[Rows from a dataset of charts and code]

########

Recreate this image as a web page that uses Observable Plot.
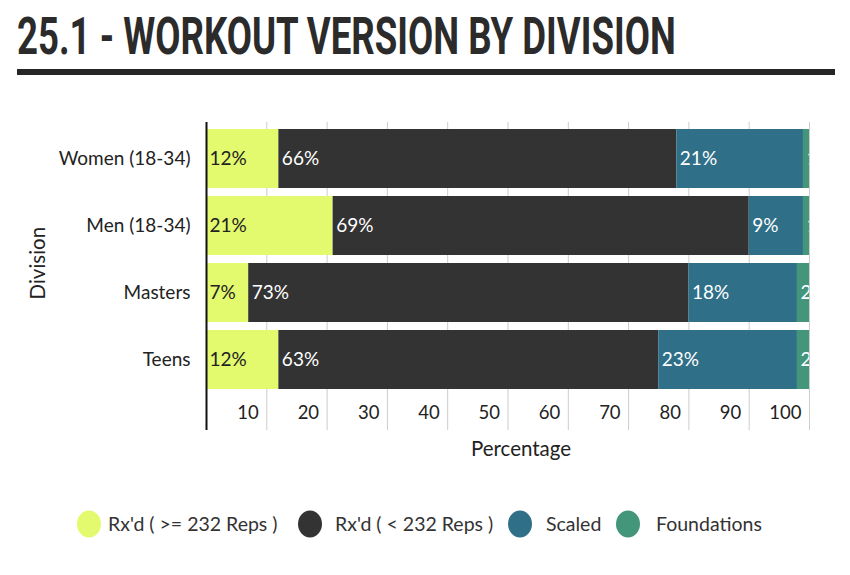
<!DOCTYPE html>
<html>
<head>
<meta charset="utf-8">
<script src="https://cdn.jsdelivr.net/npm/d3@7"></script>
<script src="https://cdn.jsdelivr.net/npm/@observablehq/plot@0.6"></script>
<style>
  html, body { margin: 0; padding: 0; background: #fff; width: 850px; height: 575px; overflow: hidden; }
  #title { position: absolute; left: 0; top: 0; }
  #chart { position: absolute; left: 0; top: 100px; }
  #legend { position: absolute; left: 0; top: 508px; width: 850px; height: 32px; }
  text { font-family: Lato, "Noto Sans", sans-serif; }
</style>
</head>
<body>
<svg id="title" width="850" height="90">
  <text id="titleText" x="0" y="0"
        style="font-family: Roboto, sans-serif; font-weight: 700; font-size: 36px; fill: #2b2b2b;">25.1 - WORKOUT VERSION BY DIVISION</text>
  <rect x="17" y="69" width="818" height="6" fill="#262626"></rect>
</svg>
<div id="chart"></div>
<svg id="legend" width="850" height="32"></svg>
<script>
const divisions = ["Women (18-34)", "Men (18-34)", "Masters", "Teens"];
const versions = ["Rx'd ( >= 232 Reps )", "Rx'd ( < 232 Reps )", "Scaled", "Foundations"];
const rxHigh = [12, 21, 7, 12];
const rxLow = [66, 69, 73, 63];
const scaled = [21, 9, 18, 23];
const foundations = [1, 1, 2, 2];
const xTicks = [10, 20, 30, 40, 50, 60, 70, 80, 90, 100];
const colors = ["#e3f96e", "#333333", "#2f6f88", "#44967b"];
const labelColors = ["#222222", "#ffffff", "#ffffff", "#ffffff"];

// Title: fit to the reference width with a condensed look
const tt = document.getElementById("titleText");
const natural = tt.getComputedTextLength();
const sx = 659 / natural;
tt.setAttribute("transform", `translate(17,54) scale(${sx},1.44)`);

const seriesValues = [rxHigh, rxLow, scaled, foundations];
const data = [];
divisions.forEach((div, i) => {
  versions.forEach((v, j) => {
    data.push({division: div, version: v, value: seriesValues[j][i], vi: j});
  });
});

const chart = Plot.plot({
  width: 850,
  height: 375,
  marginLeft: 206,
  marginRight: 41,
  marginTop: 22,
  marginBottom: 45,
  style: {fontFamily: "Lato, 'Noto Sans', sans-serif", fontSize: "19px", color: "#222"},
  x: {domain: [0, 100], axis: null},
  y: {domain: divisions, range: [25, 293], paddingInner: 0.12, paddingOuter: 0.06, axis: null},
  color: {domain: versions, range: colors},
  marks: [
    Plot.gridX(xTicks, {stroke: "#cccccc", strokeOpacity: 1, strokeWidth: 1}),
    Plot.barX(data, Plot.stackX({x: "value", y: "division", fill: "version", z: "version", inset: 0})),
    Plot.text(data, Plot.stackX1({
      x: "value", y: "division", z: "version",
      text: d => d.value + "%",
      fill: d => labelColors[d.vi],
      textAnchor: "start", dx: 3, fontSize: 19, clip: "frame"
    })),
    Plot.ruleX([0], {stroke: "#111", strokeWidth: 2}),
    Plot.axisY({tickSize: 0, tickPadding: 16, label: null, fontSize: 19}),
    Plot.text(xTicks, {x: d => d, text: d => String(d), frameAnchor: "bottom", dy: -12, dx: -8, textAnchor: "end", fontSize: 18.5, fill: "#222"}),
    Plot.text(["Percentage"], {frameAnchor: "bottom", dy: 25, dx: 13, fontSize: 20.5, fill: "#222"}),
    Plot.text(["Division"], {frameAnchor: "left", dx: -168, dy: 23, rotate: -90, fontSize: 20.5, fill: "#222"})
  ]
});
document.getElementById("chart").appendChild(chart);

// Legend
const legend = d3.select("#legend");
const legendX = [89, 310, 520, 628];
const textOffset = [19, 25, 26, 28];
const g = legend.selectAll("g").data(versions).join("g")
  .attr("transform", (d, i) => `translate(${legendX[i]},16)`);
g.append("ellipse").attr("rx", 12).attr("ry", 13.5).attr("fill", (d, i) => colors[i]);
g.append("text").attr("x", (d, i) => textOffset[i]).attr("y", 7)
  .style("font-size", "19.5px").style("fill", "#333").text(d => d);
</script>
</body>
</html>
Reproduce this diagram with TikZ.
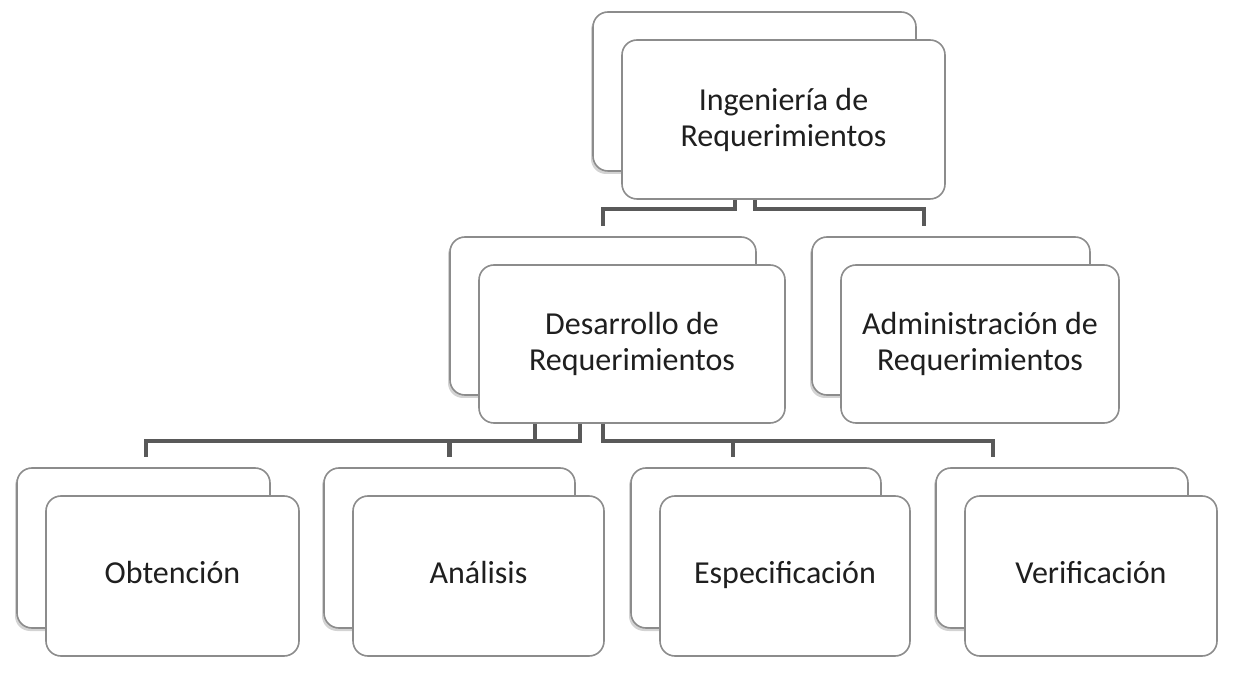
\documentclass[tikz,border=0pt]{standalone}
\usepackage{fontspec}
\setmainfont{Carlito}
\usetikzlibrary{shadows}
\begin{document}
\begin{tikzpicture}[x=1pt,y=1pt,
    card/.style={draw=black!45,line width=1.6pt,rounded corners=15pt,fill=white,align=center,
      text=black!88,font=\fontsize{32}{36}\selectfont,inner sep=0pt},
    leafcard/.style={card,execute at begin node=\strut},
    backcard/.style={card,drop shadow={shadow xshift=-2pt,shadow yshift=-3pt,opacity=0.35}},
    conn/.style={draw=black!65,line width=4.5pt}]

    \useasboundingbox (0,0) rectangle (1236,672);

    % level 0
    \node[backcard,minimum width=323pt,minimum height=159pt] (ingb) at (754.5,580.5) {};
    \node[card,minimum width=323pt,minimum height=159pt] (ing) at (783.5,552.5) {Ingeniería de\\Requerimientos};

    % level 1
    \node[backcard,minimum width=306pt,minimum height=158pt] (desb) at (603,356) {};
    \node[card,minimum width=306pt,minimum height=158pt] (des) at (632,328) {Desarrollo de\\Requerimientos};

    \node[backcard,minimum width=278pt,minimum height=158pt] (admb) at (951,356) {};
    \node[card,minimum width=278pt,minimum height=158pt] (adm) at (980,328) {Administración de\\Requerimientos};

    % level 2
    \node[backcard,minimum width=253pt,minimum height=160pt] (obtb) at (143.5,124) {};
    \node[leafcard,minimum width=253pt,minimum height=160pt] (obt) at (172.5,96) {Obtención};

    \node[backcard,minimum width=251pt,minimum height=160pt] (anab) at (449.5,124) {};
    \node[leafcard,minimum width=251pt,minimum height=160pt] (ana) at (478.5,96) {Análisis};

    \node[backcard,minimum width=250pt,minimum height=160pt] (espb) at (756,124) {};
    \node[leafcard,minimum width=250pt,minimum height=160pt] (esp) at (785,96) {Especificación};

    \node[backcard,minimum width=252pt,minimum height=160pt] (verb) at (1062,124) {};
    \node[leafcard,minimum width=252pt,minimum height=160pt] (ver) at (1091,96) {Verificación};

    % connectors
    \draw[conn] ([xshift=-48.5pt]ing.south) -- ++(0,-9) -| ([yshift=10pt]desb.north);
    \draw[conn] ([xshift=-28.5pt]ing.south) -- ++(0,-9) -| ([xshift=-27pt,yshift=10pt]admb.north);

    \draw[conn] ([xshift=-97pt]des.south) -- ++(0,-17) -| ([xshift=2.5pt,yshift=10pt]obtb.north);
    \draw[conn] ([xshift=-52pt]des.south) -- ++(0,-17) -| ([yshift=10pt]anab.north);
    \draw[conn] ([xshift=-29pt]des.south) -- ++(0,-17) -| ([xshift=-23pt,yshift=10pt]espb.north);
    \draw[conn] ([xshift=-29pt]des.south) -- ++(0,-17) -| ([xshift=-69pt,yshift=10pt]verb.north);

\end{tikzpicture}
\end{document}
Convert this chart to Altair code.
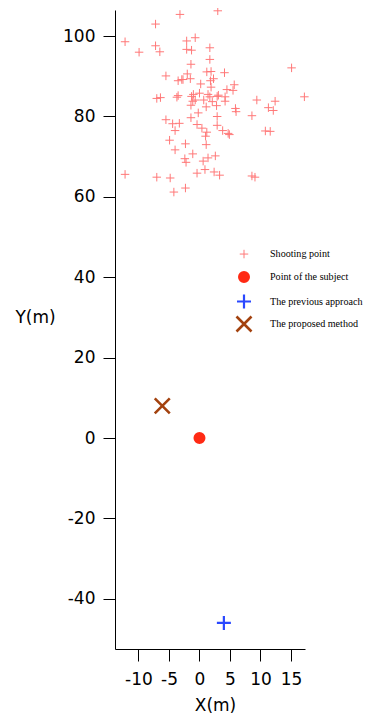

########

Going back to the data above, write out everything from the line with "Reproduce this diagram with TikZ." down to the line with "(0,0) rectangle (1236,672);", both included, leaving every picture out.

Reproduce this diagram with TikZ.
\documentclass[tikz,border=0pt]{standalone}
\usepackage{fontspec}
\setmainfont{Carlito}
\usetikzlibrary{shadows}
\begin{document}
\begin{tikzpicture}[x=1pt,y=1pt,
    card/.style={draw=black!45,line width=1.6pt,rounded corners=15pt,fill=white,align=center,
      text=black!88,font=\fontsize{32}{36}\selectfont,inner sep=0pt},
    leafcard/.style={card,execute at begin node=\strut},
    backcard/.style={card,drop shadow={shadow xshift=-2pt,shadow yshift=-3pt,opacity=0.35}},
    conn/.style={draw=black!65,line width=4.5pt}]

    \useasboundingbox (0,0) rectangle (1236,672);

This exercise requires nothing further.